When I present the list to my Confirmation classes, I use, “Fear of the Lord,” but I explain there are, in fact, two senses in which “fear” may be used. In the first sense “fear” is of the “cringing,” “servile” sort. A fear of God based on the very real proposition that he can zap you for wrong-doing. In the second sense “fear” is based on love. It is to fear hurting someone you love and who loves you so intently. I point out these two senses of “fear” are closely connected to the two types of sorrow for sin. In the first type, attrition (also known as imperfect contrition) means we are sorry for our sins because we want to avoid Hell, and get to Heaven.
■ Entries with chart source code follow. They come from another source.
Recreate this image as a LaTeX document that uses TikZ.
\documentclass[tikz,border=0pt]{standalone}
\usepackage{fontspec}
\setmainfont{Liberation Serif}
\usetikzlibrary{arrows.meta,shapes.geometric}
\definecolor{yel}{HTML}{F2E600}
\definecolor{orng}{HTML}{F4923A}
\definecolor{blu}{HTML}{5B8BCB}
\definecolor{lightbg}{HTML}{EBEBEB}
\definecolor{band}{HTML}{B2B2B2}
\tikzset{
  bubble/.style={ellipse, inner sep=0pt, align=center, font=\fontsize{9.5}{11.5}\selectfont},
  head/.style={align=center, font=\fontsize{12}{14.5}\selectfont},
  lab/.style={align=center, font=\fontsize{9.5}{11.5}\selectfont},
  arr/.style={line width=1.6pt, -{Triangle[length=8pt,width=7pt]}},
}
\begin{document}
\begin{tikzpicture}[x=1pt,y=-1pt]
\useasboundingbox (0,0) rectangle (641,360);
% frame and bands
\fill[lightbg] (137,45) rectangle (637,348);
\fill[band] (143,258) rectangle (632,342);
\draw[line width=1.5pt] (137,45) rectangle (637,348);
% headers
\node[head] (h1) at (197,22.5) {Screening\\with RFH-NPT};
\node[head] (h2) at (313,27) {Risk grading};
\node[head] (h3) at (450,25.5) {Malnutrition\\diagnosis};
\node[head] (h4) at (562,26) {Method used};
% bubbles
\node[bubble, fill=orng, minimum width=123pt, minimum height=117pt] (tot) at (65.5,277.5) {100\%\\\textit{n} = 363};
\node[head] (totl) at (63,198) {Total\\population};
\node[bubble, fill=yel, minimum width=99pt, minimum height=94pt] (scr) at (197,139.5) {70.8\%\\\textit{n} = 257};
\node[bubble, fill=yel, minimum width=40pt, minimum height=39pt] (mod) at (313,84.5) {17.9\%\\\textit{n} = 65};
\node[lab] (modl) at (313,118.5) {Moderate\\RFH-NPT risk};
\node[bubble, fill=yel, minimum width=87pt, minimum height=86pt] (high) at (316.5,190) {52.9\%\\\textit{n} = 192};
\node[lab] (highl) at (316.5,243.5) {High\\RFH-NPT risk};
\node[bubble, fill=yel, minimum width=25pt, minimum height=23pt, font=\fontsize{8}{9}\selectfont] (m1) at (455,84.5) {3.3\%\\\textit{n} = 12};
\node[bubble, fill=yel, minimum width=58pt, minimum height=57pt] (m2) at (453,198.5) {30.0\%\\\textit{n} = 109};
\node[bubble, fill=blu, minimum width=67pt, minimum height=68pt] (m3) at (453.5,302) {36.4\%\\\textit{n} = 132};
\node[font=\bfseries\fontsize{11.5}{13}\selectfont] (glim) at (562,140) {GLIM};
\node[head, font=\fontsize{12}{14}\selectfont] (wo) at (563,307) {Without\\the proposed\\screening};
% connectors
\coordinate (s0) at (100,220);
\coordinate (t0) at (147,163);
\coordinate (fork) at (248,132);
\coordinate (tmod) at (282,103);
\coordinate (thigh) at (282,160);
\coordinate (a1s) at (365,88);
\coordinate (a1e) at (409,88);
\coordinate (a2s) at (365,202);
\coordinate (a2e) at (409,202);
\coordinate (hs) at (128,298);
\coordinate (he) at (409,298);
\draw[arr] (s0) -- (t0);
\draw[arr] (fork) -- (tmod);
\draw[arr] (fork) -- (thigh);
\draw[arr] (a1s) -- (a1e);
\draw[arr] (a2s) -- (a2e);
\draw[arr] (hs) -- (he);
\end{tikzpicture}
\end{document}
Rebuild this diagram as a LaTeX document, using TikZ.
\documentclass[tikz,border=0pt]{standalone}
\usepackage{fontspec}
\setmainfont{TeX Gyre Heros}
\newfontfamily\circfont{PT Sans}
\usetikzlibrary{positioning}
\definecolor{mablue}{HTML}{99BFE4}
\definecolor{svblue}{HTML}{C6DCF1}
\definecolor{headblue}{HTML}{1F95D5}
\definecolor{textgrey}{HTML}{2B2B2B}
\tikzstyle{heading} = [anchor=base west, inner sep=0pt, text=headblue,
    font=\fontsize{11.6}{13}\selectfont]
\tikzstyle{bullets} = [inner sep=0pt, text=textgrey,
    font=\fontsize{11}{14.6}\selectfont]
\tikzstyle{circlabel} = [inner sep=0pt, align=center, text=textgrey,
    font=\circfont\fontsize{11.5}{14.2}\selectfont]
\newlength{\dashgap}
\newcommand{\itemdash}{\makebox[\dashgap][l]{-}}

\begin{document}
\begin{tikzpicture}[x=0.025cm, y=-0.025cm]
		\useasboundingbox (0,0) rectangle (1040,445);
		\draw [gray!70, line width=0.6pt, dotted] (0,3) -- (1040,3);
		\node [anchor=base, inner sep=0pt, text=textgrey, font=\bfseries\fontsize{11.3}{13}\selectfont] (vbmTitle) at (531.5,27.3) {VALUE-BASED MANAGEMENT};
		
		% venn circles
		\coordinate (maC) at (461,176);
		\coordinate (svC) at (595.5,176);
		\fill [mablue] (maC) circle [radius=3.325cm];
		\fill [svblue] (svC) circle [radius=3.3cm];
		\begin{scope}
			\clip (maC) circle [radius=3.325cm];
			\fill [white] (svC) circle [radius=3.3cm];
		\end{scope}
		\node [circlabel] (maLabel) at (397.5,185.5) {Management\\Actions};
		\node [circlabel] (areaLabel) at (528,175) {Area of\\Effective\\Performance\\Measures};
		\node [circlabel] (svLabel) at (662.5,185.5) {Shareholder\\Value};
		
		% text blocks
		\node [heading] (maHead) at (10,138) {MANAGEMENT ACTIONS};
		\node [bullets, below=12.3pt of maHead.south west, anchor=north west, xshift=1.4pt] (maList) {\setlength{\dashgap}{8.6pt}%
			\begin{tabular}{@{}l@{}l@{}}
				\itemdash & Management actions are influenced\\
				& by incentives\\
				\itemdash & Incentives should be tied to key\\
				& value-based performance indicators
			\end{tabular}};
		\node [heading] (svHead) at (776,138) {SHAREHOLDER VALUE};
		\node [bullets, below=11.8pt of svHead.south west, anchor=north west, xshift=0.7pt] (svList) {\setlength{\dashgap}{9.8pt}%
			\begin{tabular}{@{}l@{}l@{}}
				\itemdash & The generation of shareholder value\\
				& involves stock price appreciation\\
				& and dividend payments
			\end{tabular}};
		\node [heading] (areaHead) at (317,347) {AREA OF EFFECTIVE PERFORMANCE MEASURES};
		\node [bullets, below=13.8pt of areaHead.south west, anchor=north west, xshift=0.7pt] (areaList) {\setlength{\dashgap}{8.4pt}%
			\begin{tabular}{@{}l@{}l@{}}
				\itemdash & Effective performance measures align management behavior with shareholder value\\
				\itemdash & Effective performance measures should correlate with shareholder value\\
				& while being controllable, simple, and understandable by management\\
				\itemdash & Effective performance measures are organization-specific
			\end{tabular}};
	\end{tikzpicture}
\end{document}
In the second type, contrition (also known as perfect contrition) means we’re sorry for our sins because they’ve hurt the One we should love the most. I then ask them which form of contrition is necessary to be saved. Usually, they go for perfect contrition—a sorrow for sin based on our love for God. I point out that, in a way, they are right. Eventually—most likely after a sufficient stint in purgatory—perfect contrition will obtain. However, I point out, even imperfect contrition is enough to avoid Hell and, eventually, make it to Heaven.

And then, something strange happens. Pondering the love of a God who loves us so much that even our less-than-perfect response is enough to save (a rather excessive love by human lights), one cannot help but progress to a deeper love and, thus, a deeper form of contrition for our sins, toward that more perfect form of contrition we should seek, and which our limited human reason might expect is required of us. We progress from a view of fear of the Lord based on servility to, well, a wonder and awe of a God who loves us so much.
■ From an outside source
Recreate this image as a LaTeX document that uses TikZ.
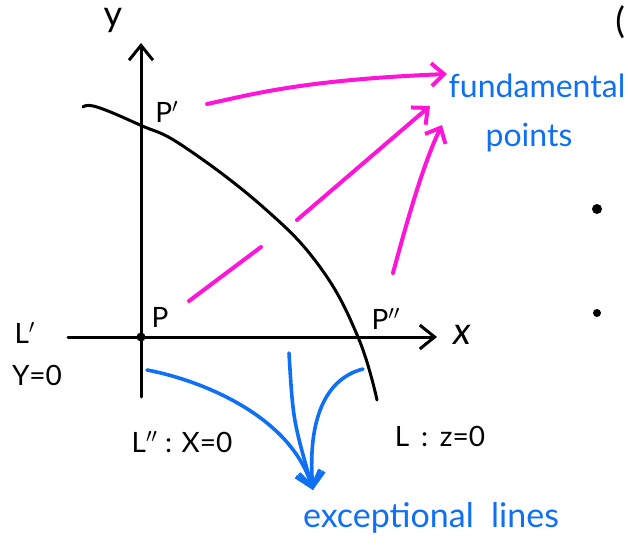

We come to recognize a God who, in his superfluity, loves us so much that—as has been stated—he is not only willing to die for us, but will cook us breakfast afterward. And, finally, we come to recognize the only appropriate response is for us to offer back a joyful obedience in all the small things he sends us and, thereby, transform “ordinary” time into the extraordinary.

  1. St. Robert Bellarmine, “The Mind’s Ascent to God by the Ladder of Created Things,” in Robert Bellarmine, Spiritual Writings, trans. John Patrick Donnelly, S.J. and Roland J. Teske, S.J. (New York, NY: Paulist Press), 1989, p. 70.
  2. Joseph Cardinal Ratzinger, Introduction to Christianity, tr. J.R. Foster. (San Francisco: Ignatius Press, Communio Books), 2004, p. 261.
  3. Ibid.
  4. Ibid.
  5. Ibid., p. 260.
  6. Jean Pierre de Caussadde, Abandonment to Divine Providence. Christian Classics Ethereal Library, Accessed on June 11th, 2014, ccel.org/ccel/decaussade/abandonment.html p. 41.
Alan L. Anderson About Alan L. Anderson

Alan L. Anderson is a Regional Director of Evangelization and Faith Formation for the Catholic Diocese of Peoria, Illinois and Director of Religious Education for St. Mary's Catholic Church in Metamora, Illinois

Comments

  1. Avatar Edward Kistka says:

    Wonderful !!!

  2. Avatar Robbie J says:

    Thank you, Mr Anderson. Lovely article.
    I’ve always felt that gratitude – or being in a constant state of gratefulness, is the key to humility. Simply because it’s not possible to be proud and truly grateful at the same time. If we could spend just a single minute each day contemplating all that Christ has done for us, who could not be moved to humility? Only those with a heart of stone could remain unmoved. God bless you!

  3. Avatar Joe Klapatch says:

    Thanks for a wonderful reflection. Something I always wondered about this passage was the three I love you’s of Jesus and the three I love you’s of Peter. We see that the first two from Jesus were agape and the last was Philio. While all three for Peter were Philio. I am wondering if in some sense the is a “coming to meet us where we are” interaction going on here. Why the shift from agape to philio by Jesus and why the instance on not going all the way to agape by Peter? Was Peter still in the imperfect contrition fear of the Lord mode and not yet moved to the perfect contrition fear of the Lord mode? Curious for thoughts.